Common reasons your molar mass estimate can be off
- Temperature conversion mistakes: ideal gas calculations require Kelvin.
- Pressure mismatch: using gauge pressure when absolute pressure is needed.
- Water vapor not corrected: wet-gas collection lowers effective partial pressure of the unknown gas.
- Mass drift: weighing before the vessel reaches room temperature can shift readings.
- Leaky apparatus: leaks alter both mass and volume relationships.
- Non ideal behavior: high pressure or strongly interacting gases can deviate from ideal assumptions.
How to Improve Accuracy in Student and Research Labs
If you want better molar mass estimates, first improve data quality, then improve interpretation. Start by calibrating balances and volumetric glassware. Allow thermal equilibrium before weighing. Use a consistent pressure reference. If collecting gas over water, apply vapor pressure corrections at the measured temperature. Perform at least three trials and report mean and standard deviation. These habits reduce random error and reveal systematic error patterns.
For advanced users, uncertainty propagation can be applied to the combined equation M = mRT/PV. Relative uncertainty in M is approximately the square root of the sum of squared relative uncertainties in m, T, P, and V when measurements are independent. This framework helps identify whether buying a better pressure sensor or improving mass measurement would have larger impact.
Interpreting your result against known candidates
A good practice is to compare your measured molar mass to a candidate list and compute percent error for each candidate. Suppose your result is 43.6 g/mol. That is close to carbon dioxide at 44.0095 g/mol with less than 1 percent difference, which may be reasonable for an instructional lab. If your result is 46.5 g/mol, consider whether water vapor, calibration issues, or gas mixtures could explain the difference before concluding a new identity.
Trusted References for Constants and Atmospheric Data
For rigorous reporting, cite primary or authoritative sources when selecting constants and comparison values. Useful references include:
- NIST Chemistry WebBook (.gov) for molecular properties and reference data.

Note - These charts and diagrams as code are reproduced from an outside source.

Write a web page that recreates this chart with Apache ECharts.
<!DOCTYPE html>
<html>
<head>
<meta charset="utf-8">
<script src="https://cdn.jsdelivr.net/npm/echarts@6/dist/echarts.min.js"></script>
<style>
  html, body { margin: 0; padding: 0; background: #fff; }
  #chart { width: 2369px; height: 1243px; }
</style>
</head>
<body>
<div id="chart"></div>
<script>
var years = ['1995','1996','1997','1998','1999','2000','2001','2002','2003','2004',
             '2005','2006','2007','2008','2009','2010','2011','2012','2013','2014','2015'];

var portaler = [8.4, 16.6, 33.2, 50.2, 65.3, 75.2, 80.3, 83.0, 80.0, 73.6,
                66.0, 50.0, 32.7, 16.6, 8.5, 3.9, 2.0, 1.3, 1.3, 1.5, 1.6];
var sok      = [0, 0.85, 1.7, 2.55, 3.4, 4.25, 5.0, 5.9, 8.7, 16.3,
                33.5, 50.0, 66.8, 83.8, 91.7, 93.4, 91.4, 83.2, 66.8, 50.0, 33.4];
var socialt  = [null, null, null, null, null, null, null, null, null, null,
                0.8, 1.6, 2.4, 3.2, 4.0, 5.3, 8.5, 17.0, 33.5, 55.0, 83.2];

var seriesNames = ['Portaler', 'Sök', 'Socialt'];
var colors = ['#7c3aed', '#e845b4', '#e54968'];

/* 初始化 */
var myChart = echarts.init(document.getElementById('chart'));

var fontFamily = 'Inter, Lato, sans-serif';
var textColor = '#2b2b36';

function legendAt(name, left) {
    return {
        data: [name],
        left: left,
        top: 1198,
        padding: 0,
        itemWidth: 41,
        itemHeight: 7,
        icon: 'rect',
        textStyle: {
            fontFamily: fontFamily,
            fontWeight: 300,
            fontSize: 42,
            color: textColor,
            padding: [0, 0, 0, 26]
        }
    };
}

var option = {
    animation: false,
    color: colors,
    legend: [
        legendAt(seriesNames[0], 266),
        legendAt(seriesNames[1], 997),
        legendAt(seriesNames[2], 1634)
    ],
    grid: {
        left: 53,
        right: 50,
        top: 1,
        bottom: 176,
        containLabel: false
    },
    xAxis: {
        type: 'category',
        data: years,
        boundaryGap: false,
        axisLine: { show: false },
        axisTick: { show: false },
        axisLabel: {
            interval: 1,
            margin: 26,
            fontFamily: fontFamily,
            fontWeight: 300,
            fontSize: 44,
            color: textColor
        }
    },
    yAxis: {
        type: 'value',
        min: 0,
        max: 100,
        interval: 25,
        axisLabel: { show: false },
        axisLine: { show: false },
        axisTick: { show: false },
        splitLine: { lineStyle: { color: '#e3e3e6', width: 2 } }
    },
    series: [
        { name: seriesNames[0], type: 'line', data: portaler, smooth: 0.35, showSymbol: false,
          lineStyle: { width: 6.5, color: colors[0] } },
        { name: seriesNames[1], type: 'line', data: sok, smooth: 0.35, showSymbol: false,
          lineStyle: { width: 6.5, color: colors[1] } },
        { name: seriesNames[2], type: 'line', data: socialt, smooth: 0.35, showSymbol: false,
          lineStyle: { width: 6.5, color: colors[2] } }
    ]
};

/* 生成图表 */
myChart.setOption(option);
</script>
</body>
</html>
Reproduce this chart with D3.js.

- NOAA Carbon Dioxide Educational Resource (.gov) for atmospheric context and trends.
- Purdue University Ideal Gas Law Resource (.edu) for gas-law method review.
Final takeaway
A molar mass of unknown calculator is much more than a convenience widget. It is a decision support tool that helps transform raw lab measurements into meaningful chemical evidence. When paired with careful unit handling, realistic uncertainty awareness, and authoritative reference comparisons, it can significantly improve both speed and quality of your conclusions.
Educational note: this calculator assumes ideal gas behavior. For high-pressure or strongly non ideal systems, use compressibility corrections or real-gas equations.